Records from a collection:
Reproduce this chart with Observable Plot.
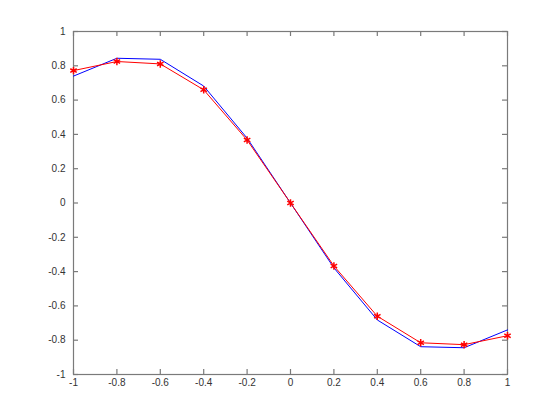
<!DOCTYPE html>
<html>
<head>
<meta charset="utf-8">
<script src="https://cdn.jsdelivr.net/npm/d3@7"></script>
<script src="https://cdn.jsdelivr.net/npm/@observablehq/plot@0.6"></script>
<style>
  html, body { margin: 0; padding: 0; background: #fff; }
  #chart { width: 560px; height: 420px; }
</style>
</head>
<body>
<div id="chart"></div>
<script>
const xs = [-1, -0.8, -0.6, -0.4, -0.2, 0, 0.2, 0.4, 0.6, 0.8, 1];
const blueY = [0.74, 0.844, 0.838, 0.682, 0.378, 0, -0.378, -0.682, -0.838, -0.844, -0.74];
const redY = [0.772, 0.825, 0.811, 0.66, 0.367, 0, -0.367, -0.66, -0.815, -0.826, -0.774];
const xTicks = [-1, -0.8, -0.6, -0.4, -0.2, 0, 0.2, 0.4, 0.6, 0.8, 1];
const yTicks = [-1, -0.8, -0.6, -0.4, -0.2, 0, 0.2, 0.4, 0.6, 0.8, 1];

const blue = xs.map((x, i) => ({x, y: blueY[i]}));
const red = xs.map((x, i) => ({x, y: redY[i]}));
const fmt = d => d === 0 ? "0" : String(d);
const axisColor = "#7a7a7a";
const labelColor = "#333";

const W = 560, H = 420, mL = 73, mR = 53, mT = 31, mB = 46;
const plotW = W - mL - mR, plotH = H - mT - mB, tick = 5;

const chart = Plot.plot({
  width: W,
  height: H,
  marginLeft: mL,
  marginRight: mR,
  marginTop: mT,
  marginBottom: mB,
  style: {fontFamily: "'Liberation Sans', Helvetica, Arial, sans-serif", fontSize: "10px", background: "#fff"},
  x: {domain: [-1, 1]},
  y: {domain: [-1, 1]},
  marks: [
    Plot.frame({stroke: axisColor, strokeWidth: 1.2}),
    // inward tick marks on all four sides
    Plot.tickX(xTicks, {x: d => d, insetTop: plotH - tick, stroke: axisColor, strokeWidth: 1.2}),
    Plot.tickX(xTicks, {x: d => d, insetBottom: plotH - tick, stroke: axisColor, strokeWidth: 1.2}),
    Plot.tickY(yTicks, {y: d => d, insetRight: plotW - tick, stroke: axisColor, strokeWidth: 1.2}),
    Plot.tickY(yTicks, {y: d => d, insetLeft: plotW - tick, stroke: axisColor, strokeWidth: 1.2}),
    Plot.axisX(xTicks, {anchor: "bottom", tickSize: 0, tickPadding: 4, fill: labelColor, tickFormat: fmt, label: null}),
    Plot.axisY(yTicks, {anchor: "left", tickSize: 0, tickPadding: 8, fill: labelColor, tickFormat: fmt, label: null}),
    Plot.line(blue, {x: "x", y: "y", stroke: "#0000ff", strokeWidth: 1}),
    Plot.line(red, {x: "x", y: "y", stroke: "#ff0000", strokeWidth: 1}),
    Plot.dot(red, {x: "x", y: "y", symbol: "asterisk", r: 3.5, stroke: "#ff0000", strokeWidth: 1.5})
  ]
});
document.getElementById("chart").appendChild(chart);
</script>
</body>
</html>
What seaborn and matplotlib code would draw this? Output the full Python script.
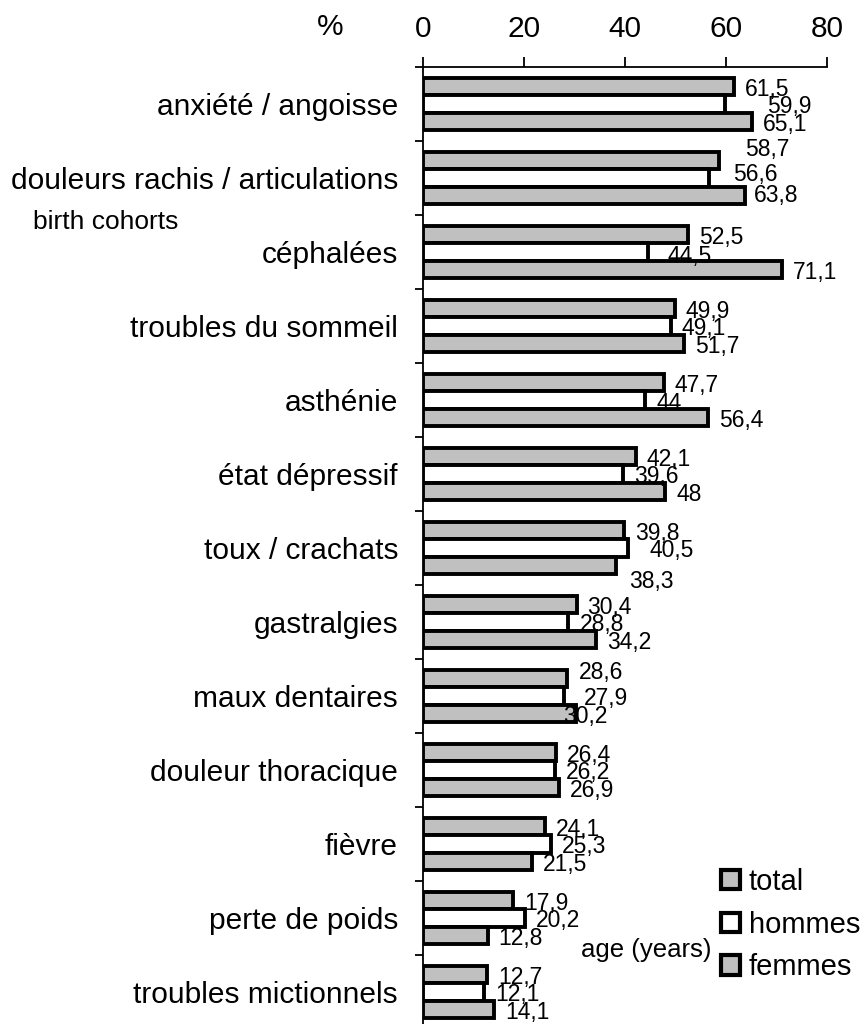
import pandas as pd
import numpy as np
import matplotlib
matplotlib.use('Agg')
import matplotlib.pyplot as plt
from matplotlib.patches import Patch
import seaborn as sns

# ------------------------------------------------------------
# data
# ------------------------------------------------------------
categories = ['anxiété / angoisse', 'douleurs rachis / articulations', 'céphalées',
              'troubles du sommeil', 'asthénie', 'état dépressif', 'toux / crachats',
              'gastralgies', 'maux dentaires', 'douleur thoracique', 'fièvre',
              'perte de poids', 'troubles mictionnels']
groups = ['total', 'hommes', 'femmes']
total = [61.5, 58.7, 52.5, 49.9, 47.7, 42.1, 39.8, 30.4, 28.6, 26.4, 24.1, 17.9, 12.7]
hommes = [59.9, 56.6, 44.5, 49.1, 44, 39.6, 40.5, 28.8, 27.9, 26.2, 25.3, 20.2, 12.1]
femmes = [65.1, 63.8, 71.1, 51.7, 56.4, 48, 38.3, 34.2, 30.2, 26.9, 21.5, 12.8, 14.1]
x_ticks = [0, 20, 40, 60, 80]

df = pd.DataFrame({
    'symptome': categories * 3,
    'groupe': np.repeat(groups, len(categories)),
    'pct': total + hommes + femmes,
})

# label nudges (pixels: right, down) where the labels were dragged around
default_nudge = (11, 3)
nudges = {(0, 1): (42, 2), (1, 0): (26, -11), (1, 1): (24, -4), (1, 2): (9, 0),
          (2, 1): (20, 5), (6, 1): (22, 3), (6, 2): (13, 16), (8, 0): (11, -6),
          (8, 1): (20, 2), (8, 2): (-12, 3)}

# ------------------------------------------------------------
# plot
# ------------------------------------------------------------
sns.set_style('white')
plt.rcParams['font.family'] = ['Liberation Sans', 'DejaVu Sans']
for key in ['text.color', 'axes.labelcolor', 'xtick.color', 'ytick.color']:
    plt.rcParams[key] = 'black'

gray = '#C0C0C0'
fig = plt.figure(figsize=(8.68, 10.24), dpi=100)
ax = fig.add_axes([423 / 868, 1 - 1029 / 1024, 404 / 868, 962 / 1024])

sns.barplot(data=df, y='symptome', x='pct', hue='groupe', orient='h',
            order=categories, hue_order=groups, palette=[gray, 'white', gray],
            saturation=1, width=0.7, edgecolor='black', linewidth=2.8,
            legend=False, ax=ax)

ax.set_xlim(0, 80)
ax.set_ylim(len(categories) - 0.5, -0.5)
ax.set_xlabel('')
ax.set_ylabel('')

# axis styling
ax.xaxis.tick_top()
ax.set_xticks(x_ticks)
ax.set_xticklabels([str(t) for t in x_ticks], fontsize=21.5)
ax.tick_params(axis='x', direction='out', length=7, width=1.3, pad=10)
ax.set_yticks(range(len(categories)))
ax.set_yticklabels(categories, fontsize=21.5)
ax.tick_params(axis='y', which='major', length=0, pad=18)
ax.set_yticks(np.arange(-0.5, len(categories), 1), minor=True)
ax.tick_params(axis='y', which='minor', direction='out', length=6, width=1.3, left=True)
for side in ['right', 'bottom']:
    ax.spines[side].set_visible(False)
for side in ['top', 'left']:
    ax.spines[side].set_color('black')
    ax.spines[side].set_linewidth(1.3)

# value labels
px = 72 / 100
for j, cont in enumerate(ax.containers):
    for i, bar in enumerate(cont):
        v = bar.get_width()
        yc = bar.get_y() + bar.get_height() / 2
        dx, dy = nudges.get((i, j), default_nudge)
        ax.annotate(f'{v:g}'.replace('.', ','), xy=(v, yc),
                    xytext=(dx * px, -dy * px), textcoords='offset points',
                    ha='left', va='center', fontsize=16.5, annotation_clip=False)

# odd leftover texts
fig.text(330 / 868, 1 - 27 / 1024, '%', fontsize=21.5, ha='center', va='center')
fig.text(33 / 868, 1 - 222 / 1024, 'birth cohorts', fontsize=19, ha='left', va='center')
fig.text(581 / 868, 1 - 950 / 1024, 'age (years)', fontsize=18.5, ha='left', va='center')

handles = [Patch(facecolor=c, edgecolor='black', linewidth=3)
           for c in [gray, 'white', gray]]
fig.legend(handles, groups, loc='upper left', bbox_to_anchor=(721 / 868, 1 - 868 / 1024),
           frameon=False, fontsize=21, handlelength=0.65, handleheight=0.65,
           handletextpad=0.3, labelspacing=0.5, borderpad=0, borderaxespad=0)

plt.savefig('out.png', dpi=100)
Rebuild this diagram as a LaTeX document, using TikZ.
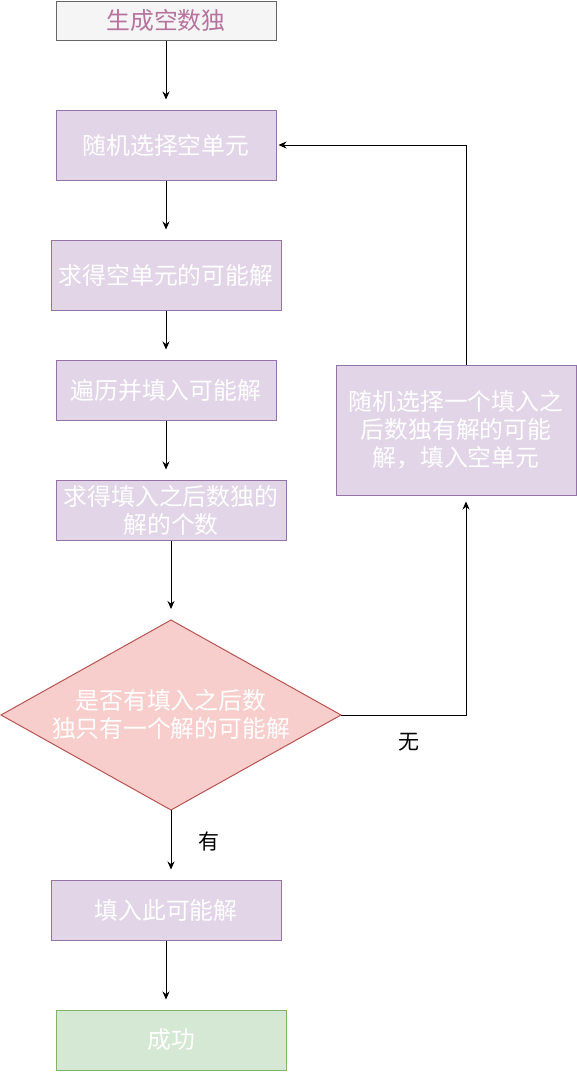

■ **WORK INSTRUCTIONS**:
Reproduce each line word for word and drop the pictures.

■ **SOLUTION TO THIS TASK**:
Reproduce this chart with Observable Plot.
<!DOCTYPE html>
<html>
<head>
<meta charset="utf-8">
<script src="https://cdn.jsdelivr.net/npm/d3@7"></script>
<script src="https://cdn.jsdelivr.net/npm/@observablehq/plot@0.6"></script>
<style>
  html, body { margin: 0; padding: 0; background: #fff; }
  #chart { width: 560px; height: 420px; }
</style>
</head>
<body>
<div id="chart"></div>
<script>
const xs = [-1, -0.8, -0.6, -0.4, -0.2, 0, 0.2, 0.4, 0.6, 0.8, 1];
const blueY = [0.74, 0.844, 0.838, 0.682, 0.378, 0, -0.378, -0.682, -0.838, -0.844, -0.74];
const redY = [0.772, 0.825, 0.811, 0.66, 0.367, 0, -0.367, -0.66, -0.815, -0.826, -0.774];
const xTicks = [-1, -0.8, -0.6, -0.4, -0.2, 0, 0.2, 0.4, 0.6, 0.8, 1];
const yTicks = [-1, -0.8, -0.6, -0.4, -0.2, 0, 0.2, 0.4, 0.6, 0.8, 1];

const blue = xs.map((x, i) => ({x, y: blueY[i]}));
const red = xs.map((x, i) => ({x, y: redY[i]}));
const fmt = d => d === 0 ? "0" : String(d);
const axisColor = "#7a7a7a";
const labelColor = "#333";

const W = 560, H = 420, mL = 73, mR = 53, mT = 31, mB = 46;
const plotW = W - mL - mR, plotH = H - mT - mB, tick = 5;

const chart = Plot.plot({
  width: W,
  height: H,
  marginLeft: mL,
  marginRight: mR,
  marginTop: mT,
  marginBottom: mB,
  style: {fontFamily: "'Liberation Sans', Helvetica, Arial, sans-serif", fontSize: "10px", background: "#fff"},
  x: {domain: [-1, 1]},
  y: {domain: [-1, 1]},
  marks: [
    Plot.frame({stroke: axisColor, strokeWidth: 1.2}),
    // inward tick marks on all four sides
    Plot.tickX(xTicks, {x: d => d, insetTop: plotH - tick, stroke: axisColor, strokeWidth: 1.2}),
    Plot.tickX(xTicks, {x: d => d, insetBottom: plotH - tick, stroke: axisColor, strokeWidth: 1.2}),
    Plot.tickY(yTicks, {y: d => d, insetRight: plotW - tick, stroke: axisColor, strokeWidth: 1.2}),
    Plot.tickY(yTicks, {y: d => d, insetLeft: plotW - tick, stroke: axisColor, strokeWidth: 1.2}),
    Plot.axisX(xTicks, {anchor: "bottom", tickSize: 0, tickPadding: 4, fill: labelColor, tickFormat: fmt, label: null}),
    Plot.axisY(yTicks, {anchor: "left", tickSize: 0, tickPadding: 8, fill: labelColor, tickFormat: fmt, label: null}),
    Plot.line(blue, {x: "x", y: "y", stroke: "#0000ff", strokeWidth: 1}),
    Plot.line(red, {x: "x", y: "y", stroke: "#ff0000", strokeWidth: 1}),
    Plot.dot(red, {x: "x", y: "y", symbol: "asterisk", r: 3.5, stroke: "#ff0000", strokeWidth: 1.5})
  ]
});
document.getElementById("chart").appendChild(chart);
</script>
</body>
</html>
What seaborn and matplotlib code would draw this? Output the full Python script.
import pandas as pd
import numpy as np
import matplotlib
matplotlib.use('Agg')
import matplotlib.pyplot as plt
from matplotlib.patches import Patch
import seaborn as sns

# ------------------------------------------------------------
# data
# ------------------------------------------------------------
categories = ['anxiété / angoisse', 'douleurs rachis / articulations', 'céphalées',
              'troubles du sommeil', 'asthénie', 'état dépressif', 'toux / crachats',
              'gastralgies', 'maux dentaires', 'douleur thoracique', 'fièvre',
              'perte de poids', 'troubles mictionnels']
groups = ['total', 'hommes', 'femmes']
total = [61.5, 58.7, 52.5, 49.9, 47.7, 42.1, 39.8, 30.4, 28.6, 26.4, 24.1, 17.9, 12.7]
hommes = [59.9, 56.6, 44.5, 49.1, 44, 39.6, 40.5, 28.8, 27.9, 26.2, 25.3, 20.2, 12.1]
femmes = [65.1, 63.8, 71.1, 51.7, 56.4, 48, 38.3, 34.2, 30.2, 26.9, 21.5, 12.8, 14.1]
x_ticks = [0, 20, 40, 60, 80]

df = pd.DataFrame({
    'symptome': categories * 3,
    'groupe': np.repeat(groups, len(categories)),
    'pct': total + hommes + femmes,
})

# label nudges (pixels: right, down) where the labels were dragged around
default_nudge = (11, 3)
nudges = {(0, 1): (42, 2), (1, 0): (26, -11), (1, 1): (24, -4), (1, 2): (9, 0),
          (2, 1): (20, 5), (6, 1): (22, 3), (6, 2): (13, 16), (8, 0): (11, -6),
          (8, 1): (20, 2), (8, 2): (-12, 3)}

# ------------------------------------------------------------
# plot
# ------------------------------------------------------------
sns.set_style('white')
plt.rcParams['font.family'] = ['Liberation Sans', 'DejaVu Sans']
for key in ['text.color', 'axes.labelcolor', 'xtick.color', 'ytick.color']:
    plt.rcParams[key] = 'black'

gray = '#C0C0C0'
fig = plt.figure(figsize=(8.68, 10.24), dpi=100)
ax = fig.add_axes([423 / 868, 1 - 1029 / 1024, 404 / 868, 962 / 1024])

sns.barplot(data=df, y='symptome', x='pct', hue='groupe', orient='h',
            order=categories, hue_order=groups, palette=[gray, 'white', gray],
            saturation=1, width=0.7, edgecolor='black', linewidth=2.8,
            legend=False, ax=ax)

ax.set_xlim(0, 80)
ax.set_ylim(len(categories) - 0.5, -0.5)
ax.set_xlabel('')
ax.set_ylabel('')

# axis styling
ax.xaxis.tick_top()
ax.set_xticks(x_ticks)
ax.set_xticklabels([str(t) for t in x_ticks], fontsize=21.5)
ax.tick_params(axis='x', direction='out', length=7, width=1.3, pad=10)
ax.set_yticks(range(len(categories)))
ax.set_yticklabels(categories, fontsize=21.5)
ax.tick_params(axis='y', which='major', length=0, pad=18)
ax.set_yticks(np.arange(-0.5, len(categories), 1), minor=True)
ax.tick_params(axis='y', which='minor', direction='out', length=6, width=1.3, left=True)
for side in ['right', 'bottom']:
    ax.spines[side].set_visible(False)
for side in ['top', 'left']:
    ax.spines[side].set_color('black')
    ax.spines[side].set_linewidth(1.3)

# value labels
px = 72 / 100
for j, cont in enumerate(ax.containers):
    for i, bar in enumerate(cont):
        v = bar.get_width()
        yc = bar.get_y() + bar.get_height() / 2
        dx, dy = nudges.get((i, j), default_nudge)
        ax.annotate(f'{v:g}'.replace('.', ','), xy=(v, yc),
                    xytext=(dx * px, -dy * px), textcoords='offset points',
                    ha='left', va='center', fontsize=16.5, annotation_clip=False)

# odd leftover texts
fig.text(330 / 868, 1 - 27 / 1024, '%', fontsize=21.5, ha='center', va='center')
fig.text(33 / 868, 1 - 222 / 1024, 'birth cohorts', fontsize=19, ha='left', va='center')
fig.text(581 / 868, 1 - 950 / 1024, 'age (years)', fontsize=18.5, ha='left', va='center')

handles = [Patch(facecolor=c, edgecolor='black', linewidth=3)
           for c in [gray, 'white', gray]]
fig.legend(handles, groups, loc='upper left', bbox_to_anchor=(721 / 868, 1 - 868 / 1024),
           frameon=False, fontsize=21, handlelength=0.65, handleheight=0.65,
           handletextpad=0.3, labelspacing=0.5, borderpad=0, borderaxespad=0)

plt.savefig('out.png', dpi=100)
Rebuild this diagram as a LaTeX document, using TikZ.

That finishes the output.